DESCRIPTION OF THE TASK: Read the listing and extract each line that includes the word "chart".

INPUT MATERIAL:
/---

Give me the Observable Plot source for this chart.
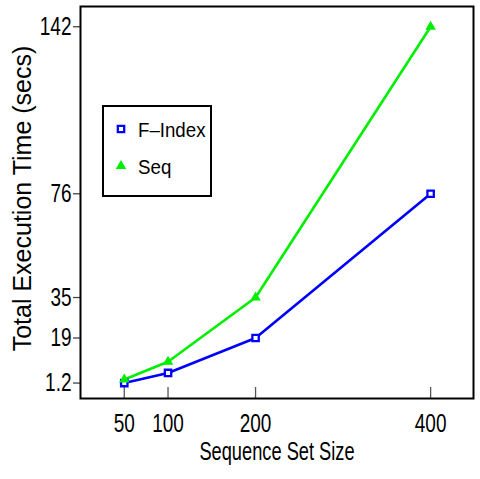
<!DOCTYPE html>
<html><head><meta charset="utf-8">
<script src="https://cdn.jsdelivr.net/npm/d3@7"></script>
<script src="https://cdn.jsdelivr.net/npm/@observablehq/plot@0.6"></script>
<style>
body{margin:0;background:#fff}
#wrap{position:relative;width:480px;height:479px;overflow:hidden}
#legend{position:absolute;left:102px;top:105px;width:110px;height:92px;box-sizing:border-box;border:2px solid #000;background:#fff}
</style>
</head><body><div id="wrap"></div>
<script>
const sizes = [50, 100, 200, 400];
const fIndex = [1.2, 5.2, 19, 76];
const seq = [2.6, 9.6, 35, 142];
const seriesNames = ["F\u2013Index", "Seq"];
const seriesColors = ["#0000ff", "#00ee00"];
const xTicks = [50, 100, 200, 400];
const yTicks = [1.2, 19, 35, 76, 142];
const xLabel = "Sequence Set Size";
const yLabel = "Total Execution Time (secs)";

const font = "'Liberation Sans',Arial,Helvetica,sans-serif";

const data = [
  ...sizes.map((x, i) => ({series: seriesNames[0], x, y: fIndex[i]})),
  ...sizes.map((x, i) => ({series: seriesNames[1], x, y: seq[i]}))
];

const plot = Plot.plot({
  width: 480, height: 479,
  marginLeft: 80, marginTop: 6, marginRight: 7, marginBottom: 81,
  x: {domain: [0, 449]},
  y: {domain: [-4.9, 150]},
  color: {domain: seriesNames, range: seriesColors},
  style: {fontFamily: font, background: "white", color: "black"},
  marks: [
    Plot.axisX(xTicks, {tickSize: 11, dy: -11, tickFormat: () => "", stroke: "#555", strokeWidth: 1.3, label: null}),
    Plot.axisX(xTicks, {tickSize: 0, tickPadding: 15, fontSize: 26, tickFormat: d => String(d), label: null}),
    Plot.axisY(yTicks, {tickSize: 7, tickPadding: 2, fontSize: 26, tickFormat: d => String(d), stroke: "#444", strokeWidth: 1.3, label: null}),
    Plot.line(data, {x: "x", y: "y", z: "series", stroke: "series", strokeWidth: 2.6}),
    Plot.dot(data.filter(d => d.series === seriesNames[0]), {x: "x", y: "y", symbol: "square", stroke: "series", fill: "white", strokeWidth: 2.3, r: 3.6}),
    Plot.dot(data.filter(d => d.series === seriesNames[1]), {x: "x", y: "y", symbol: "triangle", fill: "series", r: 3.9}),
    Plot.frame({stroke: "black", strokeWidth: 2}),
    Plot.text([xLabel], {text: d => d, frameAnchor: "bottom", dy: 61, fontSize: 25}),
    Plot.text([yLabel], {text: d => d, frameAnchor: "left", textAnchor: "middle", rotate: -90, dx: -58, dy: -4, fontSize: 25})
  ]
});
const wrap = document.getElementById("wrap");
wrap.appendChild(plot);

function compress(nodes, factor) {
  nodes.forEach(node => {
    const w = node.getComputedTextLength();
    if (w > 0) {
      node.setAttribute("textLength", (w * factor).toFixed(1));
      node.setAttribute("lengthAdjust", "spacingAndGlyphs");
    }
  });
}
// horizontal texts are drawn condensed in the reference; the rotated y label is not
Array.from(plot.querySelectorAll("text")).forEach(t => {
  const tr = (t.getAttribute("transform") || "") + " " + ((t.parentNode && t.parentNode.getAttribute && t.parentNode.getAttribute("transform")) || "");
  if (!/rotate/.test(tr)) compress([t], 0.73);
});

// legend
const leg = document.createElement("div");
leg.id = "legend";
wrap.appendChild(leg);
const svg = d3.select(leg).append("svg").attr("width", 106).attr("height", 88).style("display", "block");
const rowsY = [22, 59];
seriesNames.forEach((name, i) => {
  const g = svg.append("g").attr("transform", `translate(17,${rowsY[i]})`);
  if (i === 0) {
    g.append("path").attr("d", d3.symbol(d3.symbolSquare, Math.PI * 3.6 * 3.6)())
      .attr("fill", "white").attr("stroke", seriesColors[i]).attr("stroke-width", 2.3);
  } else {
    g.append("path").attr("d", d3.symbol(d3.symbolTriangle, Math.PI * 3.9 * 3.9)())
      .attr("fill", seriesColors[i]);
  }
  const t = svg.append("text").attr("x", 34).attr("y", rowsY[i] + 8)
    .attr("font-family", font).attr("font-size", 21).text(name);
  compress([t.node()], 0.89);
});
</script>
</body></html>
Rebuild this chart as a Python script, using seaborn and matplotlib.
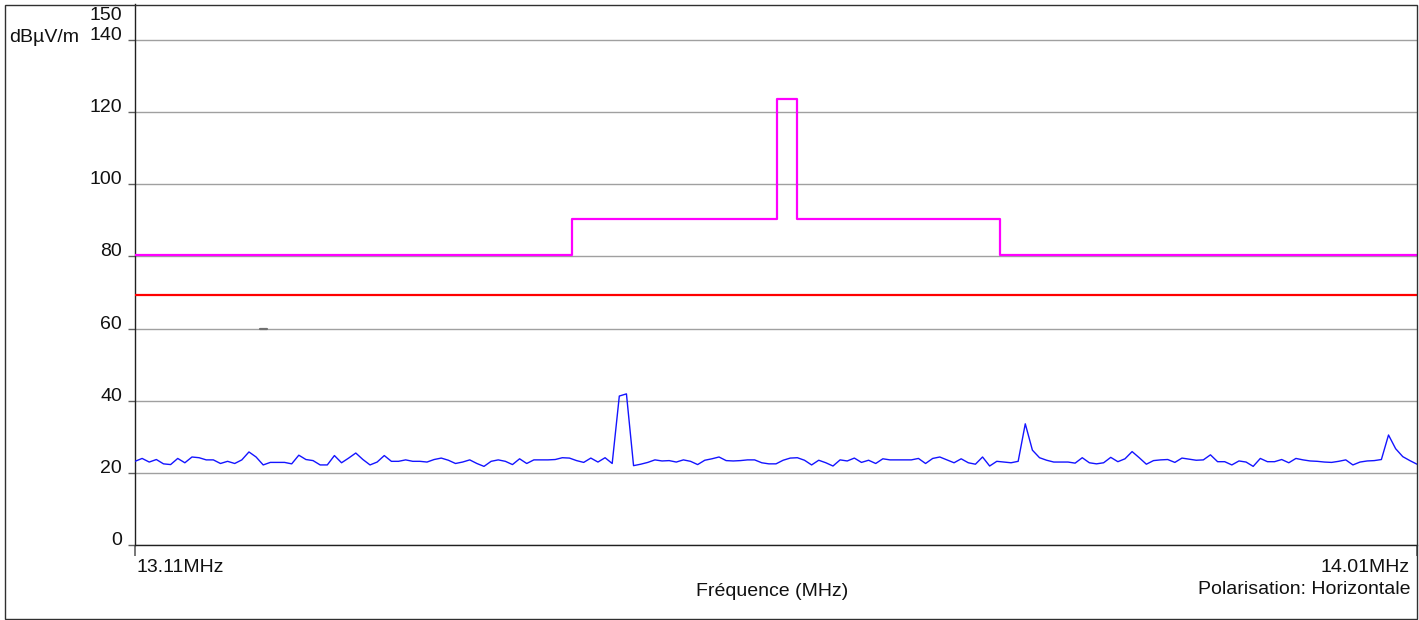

\---
/---

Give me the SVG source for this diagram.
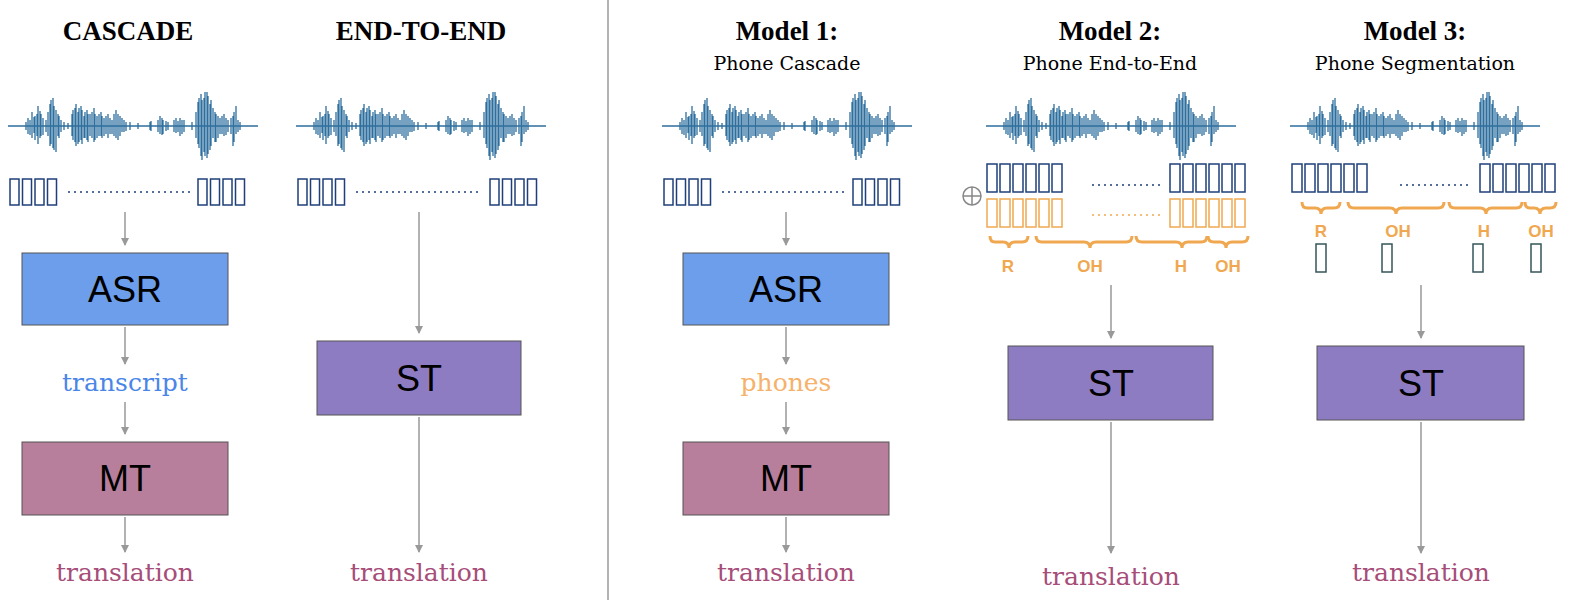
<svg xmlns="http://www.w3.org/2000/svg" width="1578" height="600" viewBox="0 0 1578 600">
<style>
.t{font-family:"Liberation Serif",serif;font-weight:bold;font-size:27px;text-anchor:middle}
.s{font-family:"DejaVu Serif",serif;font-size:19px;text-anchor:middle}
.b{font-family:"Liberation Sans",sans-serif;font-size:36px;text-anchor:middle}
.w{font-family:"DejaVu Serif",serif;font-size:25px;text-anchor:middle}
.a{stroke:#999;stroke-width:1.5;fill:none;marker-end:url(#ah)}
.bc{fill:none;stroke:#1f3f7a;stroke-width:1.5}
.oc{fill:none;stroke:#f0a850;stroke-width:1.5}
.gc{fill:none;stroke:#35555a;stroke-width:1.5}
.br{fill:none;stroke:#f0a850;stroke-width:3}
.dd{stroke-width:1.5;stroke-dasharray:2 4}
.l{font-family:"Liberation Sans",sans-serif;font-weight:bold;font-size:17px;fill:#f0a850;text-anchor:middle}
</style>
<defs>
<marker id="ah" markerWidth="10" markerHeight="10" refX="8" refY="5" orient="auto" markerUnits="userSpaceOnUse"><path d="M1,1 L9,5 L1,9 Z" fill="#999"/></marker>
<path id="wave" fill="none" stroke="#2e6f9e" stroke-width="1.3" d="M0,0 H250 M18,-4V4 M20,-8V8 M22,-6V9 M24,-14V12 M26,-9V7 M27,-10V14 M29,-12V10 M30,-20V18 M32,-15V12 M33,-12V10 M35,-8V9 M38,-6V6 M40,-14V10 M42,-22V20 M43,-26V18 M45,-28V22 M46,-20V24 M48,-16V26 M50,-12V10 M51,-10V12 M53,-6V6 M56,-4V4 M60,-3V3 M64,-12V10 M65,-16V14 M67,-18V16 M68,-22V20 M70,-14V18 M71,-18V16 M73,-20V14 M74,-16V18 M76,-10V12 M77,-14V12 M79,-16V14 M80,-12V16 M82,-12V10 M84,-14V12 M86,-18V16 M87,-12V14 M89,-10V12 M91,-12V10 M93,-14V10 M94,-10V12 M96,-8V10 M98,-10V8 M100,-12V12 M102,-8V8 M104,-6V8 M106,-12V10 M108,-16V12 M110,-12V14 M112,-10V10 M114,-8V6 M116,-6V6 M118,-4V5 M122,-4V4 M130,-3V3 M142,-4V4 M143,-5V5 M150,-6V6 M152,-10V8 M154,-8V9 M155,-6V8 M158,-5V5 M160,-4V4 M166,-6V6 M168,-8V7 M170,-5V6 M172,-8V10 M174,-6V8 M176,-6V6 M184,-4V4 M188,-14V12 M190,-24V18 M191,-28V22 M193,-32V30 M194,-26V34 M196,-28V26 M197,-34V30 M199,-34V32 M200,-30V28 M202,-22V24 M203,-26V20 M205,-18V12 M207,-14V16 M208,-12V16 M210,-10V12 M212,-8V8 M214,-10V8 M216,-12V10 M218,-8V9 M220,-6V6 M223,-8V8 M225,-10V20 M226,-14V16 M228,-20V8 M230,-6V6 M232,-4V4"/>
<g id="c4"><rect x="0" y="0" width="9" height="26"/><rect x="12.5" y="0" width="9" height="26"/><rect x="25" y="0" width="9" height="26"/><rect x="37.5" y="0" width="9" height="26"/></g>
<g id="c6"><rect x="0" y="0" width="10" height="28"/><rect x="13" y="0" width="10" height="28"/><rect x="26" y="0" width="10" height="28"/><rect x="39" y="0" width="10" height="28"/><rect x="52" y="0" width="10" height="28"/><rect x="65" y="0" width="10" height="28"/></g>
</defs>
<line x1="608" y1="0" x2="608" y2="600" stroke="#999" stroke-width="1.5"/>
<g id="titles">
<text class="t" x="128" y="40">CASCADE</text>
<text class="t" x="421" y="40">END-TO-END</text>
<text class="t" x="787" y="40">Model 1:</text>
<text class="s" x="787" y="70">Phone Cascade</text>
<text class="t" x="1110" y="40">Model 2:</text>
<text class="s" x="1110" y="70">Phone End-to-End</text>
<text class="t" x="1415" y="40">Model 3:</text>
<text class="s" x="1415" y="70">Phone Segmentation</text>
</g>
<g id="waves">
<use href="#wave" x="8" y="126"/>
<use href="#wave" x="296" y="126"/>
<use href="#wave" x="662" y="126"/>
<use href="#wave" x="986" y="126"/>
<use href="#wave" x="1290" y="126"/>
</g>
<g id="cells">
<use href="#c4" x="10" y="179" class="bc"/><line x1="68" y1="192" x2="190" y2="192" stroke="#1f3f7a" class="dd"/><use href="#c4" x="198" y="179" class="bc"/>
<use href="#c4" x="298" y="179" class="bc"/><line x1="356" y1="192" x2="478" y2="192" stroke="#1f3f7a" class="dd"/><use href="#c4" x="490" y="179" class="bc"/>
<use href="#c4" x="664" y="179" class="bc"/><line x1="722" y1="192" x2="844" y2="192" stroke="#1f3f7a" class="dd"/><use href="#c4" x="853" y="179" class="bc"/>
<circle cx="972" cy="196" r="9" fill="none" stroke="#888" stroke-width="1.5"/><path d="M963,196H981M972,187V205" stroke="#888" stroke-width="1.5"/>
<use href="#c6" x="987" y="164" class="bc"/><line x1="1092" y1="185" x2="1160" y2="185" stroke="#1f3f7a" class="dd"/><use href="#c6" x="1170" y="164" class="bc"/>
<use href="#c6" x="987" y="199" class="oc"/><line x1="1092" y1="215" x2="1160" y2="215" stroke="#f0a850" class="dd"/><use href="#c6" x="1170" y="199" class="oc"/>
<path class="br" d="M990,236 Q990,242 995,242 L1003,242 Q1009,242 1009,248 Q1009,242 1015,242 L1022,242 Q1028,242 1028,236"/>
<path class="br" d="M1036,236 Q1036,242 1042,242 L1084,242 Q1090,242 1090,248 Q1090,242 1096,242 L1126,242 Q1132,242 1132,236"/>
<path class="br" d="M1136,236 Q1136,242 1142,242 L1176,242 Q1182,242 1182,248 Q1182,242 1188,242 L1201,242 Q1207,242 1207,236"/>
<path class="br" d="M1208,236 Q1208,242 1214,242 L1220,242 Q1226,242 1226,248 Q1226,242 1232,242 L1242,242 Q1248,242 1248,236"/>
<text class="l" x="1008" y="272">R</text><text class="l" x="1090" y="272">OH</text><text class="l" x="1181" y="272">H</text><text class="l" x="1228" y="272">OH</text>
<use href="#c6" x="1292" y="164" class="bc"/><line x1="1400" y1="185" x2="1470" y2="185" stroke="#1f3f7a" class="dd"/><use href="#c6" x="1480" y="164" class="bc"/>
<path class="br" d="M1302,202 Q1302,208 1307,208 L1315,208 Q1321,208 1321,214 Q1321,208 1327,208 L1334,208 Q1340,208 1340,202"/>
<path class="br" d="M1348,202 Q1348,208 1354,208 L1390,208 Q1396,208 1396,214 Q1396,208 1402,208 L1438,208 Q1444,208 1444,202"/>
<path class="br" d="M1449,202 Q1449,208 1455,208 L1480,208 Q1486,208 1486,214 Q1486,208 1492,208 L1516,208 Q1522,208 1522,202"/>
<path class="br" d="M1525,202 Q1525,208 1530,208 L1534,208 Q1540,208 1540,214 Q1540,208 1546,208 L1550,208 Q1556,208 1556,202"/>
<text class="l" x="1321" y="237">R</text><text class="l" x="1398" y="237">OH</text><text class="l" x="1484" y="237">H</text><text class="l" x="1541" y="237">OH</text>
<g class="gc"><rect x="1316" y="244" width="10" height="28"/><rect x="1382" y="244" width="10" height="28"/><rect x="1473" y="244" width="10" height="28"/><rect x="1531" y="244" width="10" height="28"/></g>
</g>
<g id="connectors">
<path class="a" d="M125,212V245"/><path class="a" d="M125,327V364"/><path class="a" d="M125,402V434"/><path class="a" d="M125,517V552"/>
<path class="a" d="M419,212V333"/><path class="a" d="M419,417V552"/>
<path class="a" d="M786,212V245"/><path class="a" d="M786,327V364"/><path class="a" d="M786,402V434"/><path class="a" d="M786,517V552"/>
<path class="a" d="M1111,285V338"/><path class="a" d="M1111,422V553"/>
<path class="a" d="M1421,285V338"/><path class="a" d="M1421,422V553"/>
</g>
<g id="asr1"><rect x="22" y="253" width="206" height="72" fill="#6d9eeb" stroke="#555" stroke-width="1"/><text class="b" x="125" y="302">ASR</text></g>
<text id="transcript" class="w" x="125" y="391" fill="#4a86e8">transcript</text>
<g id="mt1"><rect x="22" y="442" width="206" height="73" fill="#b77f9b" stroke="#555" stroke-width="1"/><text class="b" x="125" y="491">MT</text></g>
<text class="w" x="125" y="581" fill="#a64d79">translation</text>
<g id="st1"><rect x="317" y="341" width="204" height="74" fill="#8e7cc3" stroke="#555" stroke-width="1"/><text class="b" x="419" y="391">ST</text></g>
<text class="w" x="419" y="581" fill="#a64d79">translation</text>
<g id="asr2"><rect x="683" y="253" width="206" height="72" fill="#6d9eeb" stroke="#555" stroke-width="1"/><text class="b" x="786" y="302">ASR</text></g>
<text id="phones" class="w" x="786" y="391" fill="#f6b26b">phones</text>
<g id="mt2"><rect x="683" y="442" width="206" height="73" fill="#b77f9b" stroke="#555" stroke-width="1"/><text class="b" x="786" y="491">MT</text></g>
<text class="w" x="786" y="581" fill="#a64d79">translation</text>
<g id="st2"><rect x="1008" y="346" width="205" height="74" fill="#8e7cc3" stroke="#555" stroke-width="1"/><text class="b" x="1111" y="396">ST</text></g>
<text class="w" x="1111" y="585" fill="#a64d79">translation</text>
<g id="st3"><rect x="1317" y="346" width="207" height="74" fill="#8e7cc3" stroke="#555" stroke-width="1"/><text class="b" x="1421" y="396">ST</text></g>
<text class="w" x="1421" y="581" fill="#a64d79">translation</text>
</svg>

\---
/---

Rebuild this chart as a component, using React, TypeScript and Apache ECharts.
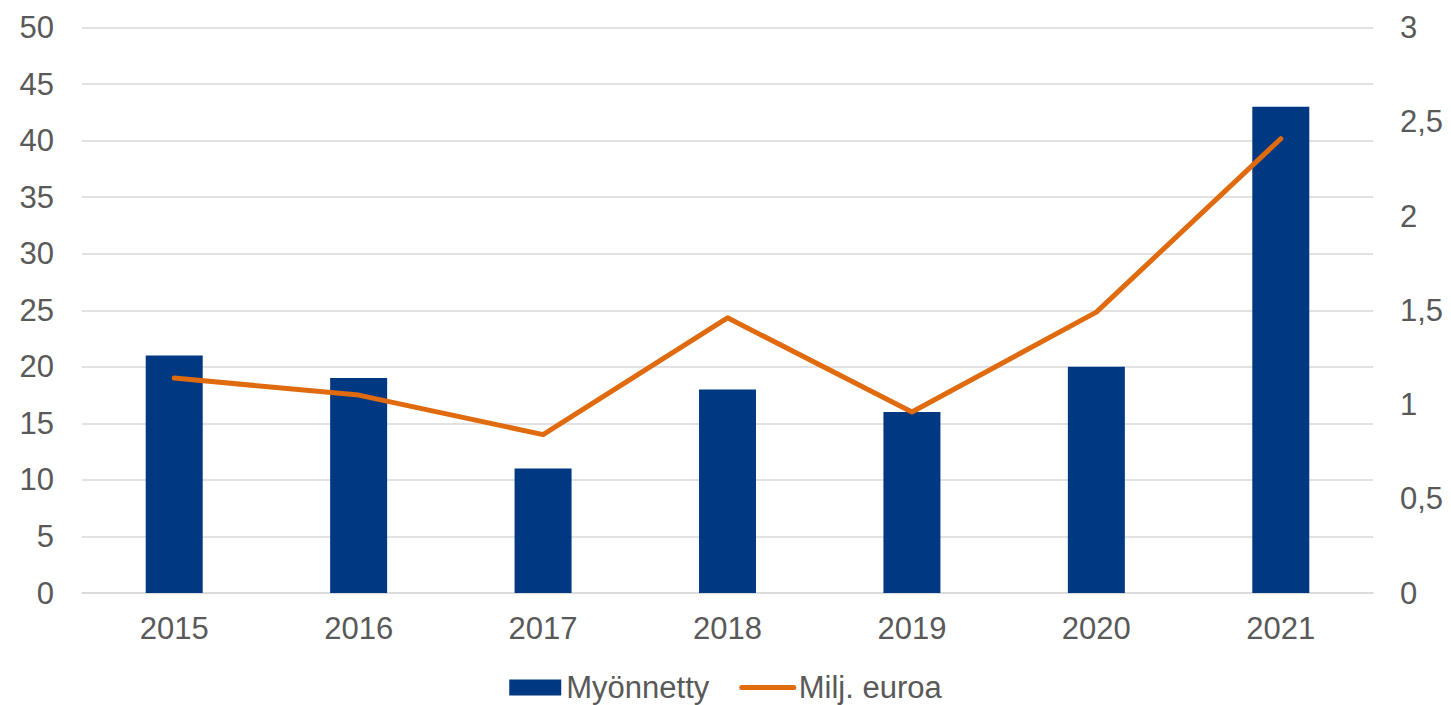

\---

FULL OUTPUT:
Give me the Observable Plot source for this chart.
Rebuild this chart as a Python script, using seaborn and matplotlib.
Rebuild this chart as a component, using React, TypeScript and Apache ECharts.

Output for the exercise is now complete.